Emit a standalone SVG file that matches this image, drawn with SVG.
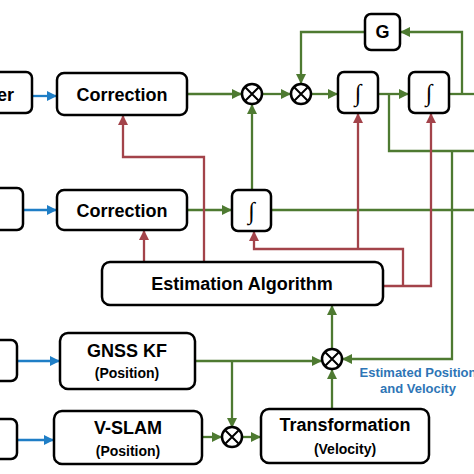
<svg xmlns="http://www.w3.org/2000/svg" width="474" height="474" viewBox="0 0 474 474">
<defs>
<marker id="ag" markerWidth="10" markerHeight="10" refX="9" refY="5" orient="auto" markerUnits="userSpaceOnUse"><path d="M0,0 L10,5 L0,10 Z" fill="#4E7A31"/></marker>
<marker id="ar" markerWidth="10" markerHeight="10" refX="9" refY="5" orient="auto" markerUnits="userSpaceOnUse"><path d="M0,0 L10,5 L0,10 Z" fill="#A3434A"/></marker>
<marker id="ab" markerWidth="10" markerHeight="10" refX="9" refY="5" orient="auto" markerUnits="userSpaceOnUse"><path d="M0,0 L10,5 L0,10 Z" fill="#1F7EC6"/></marker>
</defs>
<style>
.box{fill:#fff;stroke:#000;stroke-width:2.5}
.t{font-family:"Liberation Sans",Arial,sans-serif;font-weight:bold;font-size:18px;fill:#000;text-anchor:middle}
.s{font-family:"Liberation Sans",Arial,sans-serif;font-weight:bold;font-size:14px;fill:#000;text-anchor:middle}
.int{font-family:"Liberation Serif","Times New Roman",serif;font-size:24px;fill:#000;text-anchor:middle}
.g{fill:none;stroke:#4E7A31;stroke-width:2.3}
.r{fill:none;stroke:#A3434A;stroke-width:2.3}
.b{fill:none;stroke:#1F7EC6;stroke-width:2.3}
.mul{fill:#fff;stroke:#000;stroke-width:2.5}
.x{stroke:#000;stroke-width:2}
.lbl{font-family:"Liberation Sans",Arial,sans-serif;font-weight:bold;font-size:13px;fill:#2E75B6;text-anchor:middle}
</style>
<g id="connectors">
<path class="b" d="M32,96 H56" marker-end="url(#ab)"/>
<path class="b" d="M23,210 H56" marker-end="url(#ab)"/>
<path class="b" d="M17,361 H59" marker-end="url(#ab)"/>
<path class="b" d="M17,440 H53" marker-end="url(#ab)"/>
<path class="g" d="M187,94 H241" marker-end="url(#ag)"/>
<path class="g" d="M262,94 H290" marker-end="url(#ag)"/>
<path class="g" d="M311,94 H337" marker-end="url(#ag)"/>
<path class="g" d="M378,94 H408" marker-end="url(#ag)"/>
<path class="g" d="M449,94 H474"/>
<path class="g" d="M462,94 V32 H401" marker-end="url(#ag)"/>
<path class="g" d="M365,32 H301 V83" marker-end="url(#ag)"/>
<path class="g" d="M389,94 V151 H474"/>
<path class="g" d="M452,151 V359 H343" marker-end="url(#ag)"/>
<path class="g" d="M187,210 H231" marker-end="url(#ag)"/>
<path class="g" d="M271,210 H474"/>
<path class="g" d="M252,190 V105" marker-end="url(#ag)"/>
<path class="g" d="M195,361 H321" marker-end="url(#ag)"/>
<path class="g" d="M232,361 V427" marker-end="url(#ag)"/>
<path class="g" d="M202,437 H221" marker-end="url(#ag)"/>
<path class="g" d="M243,437 H260" marker-end="url(#ag)"/>
<path class="g" d="M332,409 V370" marker-end="url(#ag)"/>
<path class="g" d="M332,349 V306" marker-end="url(#ag)"/>
<path class="r" d="M204,262 V157 H123 V116" marker-end="url(#ar)"/>
<path class="r" d="M144,262 V231" marker-end="url(#ar)"/>
<path class="r" d="M383,286 H431 V114" marker-end="url(#ar)"/>
<path class="r" d="M403,286 V249 H254 V232" marker-end="url(#ar)"/>
<path class="r" d="M358,249 V114" marker-end="url(#ar)"/>
</g>
<g id="sensor1"><rect class="box" x="-20" y="72" width="52" height="41" rx="6"/><text class="t" x="14" y="101" style="text-anchor:end">er</text></g>
<g id="sensor2"><rect class="box" x="-20" y="188" width="43" height="42" rx="6"/></g>
<g id="sensor3"><rect class="box" x="-20" y="340" width="37" height="41" rx="6"/></g>
<g id="sensor4"><rect class="box" x="-20" y="419" width="37" height="40" rx="6"/></g>
<g id="correction1"><rect class="box" x="57" y="73" width="130" height="42" rx="7"/><text class="t" x="122" y="101">Correction</text></g>
<g id="correction2"><rect class="box" x="57" y="190" width="130" height="40" rx="7"/><text class="t" x="122" y="217">Correction</text></g>
<g id="mul1"><circle class="mul" cx="252" cy="94" r="10"/><path class="x" d="M245,87 L259,101 M259,87 L245,101"/></g>
<g id="mul2"><circle class="mul" cx="301" cy="94" r="10"/><path class="x" d="M294,87 L308,101 M308,87 L294,101"/></g>
<g id="int1"><rect class="box" x="338" y="72" width="40" height="41" rx="6"/><text class="int" x="358" y="101">∫</text></g>
<g id="int2"><rect class="box" x="409" y="72" width="40" height="41" rx="6"/><text class="int" x="429" y="101">∫</text></g>
<g id="gain"><rect class="box" x="365" y="14" width="35" height="36" rx="6"/><text class="t" x="382.5" y="38">G</text></g>
<g id="int3"><rect class="box" x="232" y="190" width="39" height="41" rx="6"/><text class="int" x="251.5" y="219">∫</text></g>
<g id="estimation"><rect class="box" x="102" y="262" width="281" height="43" rx="8"/><text class="t" x="242" y="290">Estimation Algorithm</text></g>
<g id="gnss"><rect class="box" x="60" y="333" width="135" height="56" rx="8"/><text class="t" x="127" y="357">GNSS KF</text><text class="s" x="127" y="378">(Position)</text></g>
<g id="vslam"><rect class="box" x="54" y="411" width="148" height="53" rx="8"/><text class="t" x="128" y="434">V-SLAM</text><text class="s" x="128" y="456">(Position)</text></g>
<g id="mul4"><circle class="mul" cx="332" cy="359" r="10"/><path class="x" d="M325,352 L339,366 M339,352 L325,366"/></g>
<g id="mul5"><circle class="mul" cx="232" cy="437" r="10"/><path class="x" d="M225,430 L239,444 M239,430 L225,444"/></g>
<g id="transformation"><rect class="box" x="261" y="409" width="168" height="54" rx="8"/><text class="t" x="345" y="431">Transformation</text><text class="s" x="345" y="454">(Velocity)</text></g>
<g id="label"><text class="lbl" x="418" y="377">Estimated Position</text><text class="lbl" x="418" y="393">and Velocity</text></g>
</svg>
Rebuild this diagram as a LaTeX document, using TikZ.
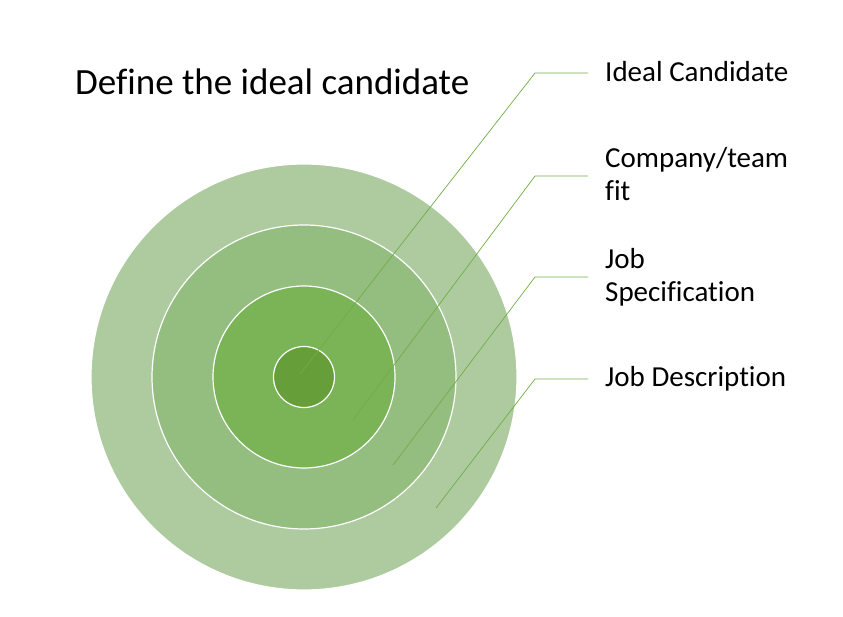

**DO THIS**
Repeat the material above verbatim. Leave the pictures behind.

**RESPONSE TO THE TASK**
Emit a standalone SVG file that matches this image, drawn with SVG.
<svg xmlns="http://www.w3.org/2000/svg" width="474" height="474" viewBox="0 0 474 474">
<defs>
<marker id="ag" markerWidth="10" markerHeight="10" refX="9" refY="5" orient="auto" markerUnits="userSpaceOnUse"><path d="M0,0 L10,5 L0,10 Z" fill="#4E7A31"/></marker>
<marker id="ar" markerWidth="10" markerHeight="10" refX="9" refY="5" orient="auto" markerUnits="userSpaceOnUse"><path d="M0,0 L10,5 L0,10 Z" fill="#A3434A"/></marker>
<marker id="ab" markerWidth="10" markerHeight="10" refX="9" refY="5" orient="auto" markerUnits="userSpaceOnUse"><path d="M0,0 L10,5 L0,10 Z" fill="#1F7EC6"/></marker>
</defs>
<style>
.box{fill:#fff;stroke:#000;stroke-width:2.5}
.t{font-family:"Liberation Sans",Arial,sans-serif;font-weight:bold;font-size:18px;fill:#000;text-anchor:middle}
.s{font-family:"Liberation Sans",Arial,sans-serif;font-weight:bold;font-size:14px;fill:#000;text-anchor:middle}
.int{font-family:"Liberation Serif","Times New Roman",serif;font-size:24px;fill:#000;text-anchor:middle}
.g{fill:none;stroke:#4E7A31;stroke-width:2.3}
.r{fill:none;stroke:#A3434A;stroke-width:2.3}
.b{fill:none;stroke:#1F7EC6;stroke-width:2.3}
.mul{fill:#fff;stroke:#000;stroke-width:2.5}
.x{stroke:#000;stroke-width:2}
.lbl{font-family:"Liberation Sans",Arial,sans-serif;font-weight:bold;font-size:13px;fill:#2E75B6;text-anchor:middle}
</style>
<g id="connectors">
<path class="b" d="M32,96 H56" marker-end="url(#ab)"/>
<path class="b" d="M23,210 H56" marker-end="url(#ab)"/>
<path class="b" d="M17,361 H59" marker-end="url(#ab)"/>
<path class="b" d="M17,440 H53" marker-end="url(#ab)"/>
<path class="g" d="M187,94 H241" marker-end="url(#ag)"/>
<path class="g" d="M262,94 H290" marker-end="url(#ag)"/>
<path class="g" d="M311,94 H337" marker-end="url(#ag)"/>
<path class="g" d="M378,94 H408" marker-end="url(#ag)"/>
<path class="g" d="M449,94 H474"/>
<path class="g" d="M462,94 V32 H401" marker-end="url(#ag)"/>
<path class="g" d="M365,32 H301 V83" marker-end="url(#ag)"/>
<path class="g" d="M389,94 V151 H474"/>
<path class="g" d="M452,151 V359 H343" marker-end="url(#ag)"/>
<path class="g" d="M187,210 H231" marker-end="url(#ag)"/>
<path class="g" d="M271,210 H474"/>
<path class="g" d="M252,190 V105" marker-end="url(#ag)"/>
<path class="g" d="M195,361 H321" marker-end="url(#ag)"/>
<path class="g" d="M232,361 V427" marker-end="url(#ag)"/>
<path class="g" d="M202,437 H221" marker-end="url(#ag)"/>
<path class="g" d="M243,437 H260" marker-end="url(#ag)"/>
<path class="g" d="M332,409 V370" marker-end="url(#ag)"/>
<path class="g" d="M332,349 V306" marker-end="url(#ag)"/>
<path class="r" d="M204,262 V157 H123 V116" marker-end="url(#ar)"/>
<path class="r" d="M144,262 V231" marker-end="url(#ar)"/>
<path class="r" d="M383,286 H431 V114" marker-end="url(#ar)"/>
<path class="r" d="M403,286 V249 H254 V232" marker-end="url(#ar)"/>
<path class="r" d="M358,249 V114" marker-end="url(#ar)"/>
</g>
<g id="sensor1"><rect class="box" x="-20" y="72" width="52" height="41" rx="6"/><text class="t" x="14" y="101" style="text-anchor:end">er</text></g>
<g id="sensor2"><rect class="box" x="-20" y="188" width="43" height="42" rx="6"/></g>
<g id="sensor3"><rect class="box" x="-20" y="340" width="37" height="41" rx="6"/></g>
<g id="sensor4"><rect class="box" x="-20" y="419" width="37" height="40" rx="6"/></g>
<g id="correction1"><rect class="box" x="57" y="73" width="130" height="42" rx="7"/><text class="t" x="122" y="101">Correction</text></g>
<g id="correction2"><rect class="box" x="57" y="190" width="130" height="40" rx="7"/><text class="t" x="122" y="217">Correction</text></g>
<g id="mul1"><circle class="mul" cx="252" cy="94" r="10"/><path class="x" d="M245,87 L259,101 M259,87 L245,101"/></g>
<g id="mul2"><circle class="mul" cx="301" cy="94" r="10"/><path class="x" d="M294,87 L308,101 M308,87 L294,101"/></g>
<g id="int1"><rect class="box" x="338" y="72" width="40" height="41" rx="6"/><text class="int" x="358" y="101">∫</text></g>
<g id="int2"><rect class="box" x="409" y="72" width="40" height="41" rx="6"/><text class="int" x="429" y="101">∫</text></g>
<g id="gain"><rect class="box" x="365" y="14" width="35" height="36" rx="6"/><text class="t" x="382.5" y="38">G</text></g>
<g id="int3"><rect class="box" x="232" y="190" width="39" height="41" rx="6"/><text class="int" x="251.5" y="219">∫</text></g>
<g id="estimation"><rect class="box" x="102" y="262" width="281" height="43" rx="8"/><text class="t" x="242" y="290">Estimation Algorithm</text></g>
<g id="gnss"><rect class="box" x="60" y="333" width="135" height="56" rx="8"/><text class="t" x="127" y="357">GNSS KF</text><text class="s" x="127" y="378">(Position)</text></g>
<g id="vslam"><rect class="box" x="54" y="411" width="148" height="53" rx="8"/><text class="t" x="128" y="434">V-SLAM</text><text class="s" x="128" y="456">(Position)</text></g>
<g id="mul4"><circle class="mul" cx="332" cy="359" r="10"/><path class="x" d="M325,352 L339,366 M339,352 L325,366"/></g>
<g id="mul5"><circle class="mul" cx="232" cy="437" r="10"/><path class="x" d="M225,430 L239,444 M239,430 L225,444"/></g>
<g id="transformation"><rect class="box" x="261" y="409" width="168" height="54" rx="8"/><text class="t" x="345" y="431">Transformation</text><text class="s" x="345" y="454">(Velocity)</text></g>
<g id="label"><text class="lbl" x="418" y="377">Estimated Position</text><text class="lbl" x="418" y="393">and Velocity</text></g>
</svg>
Rebuild this diagram as a LaTeX document, using TikZ.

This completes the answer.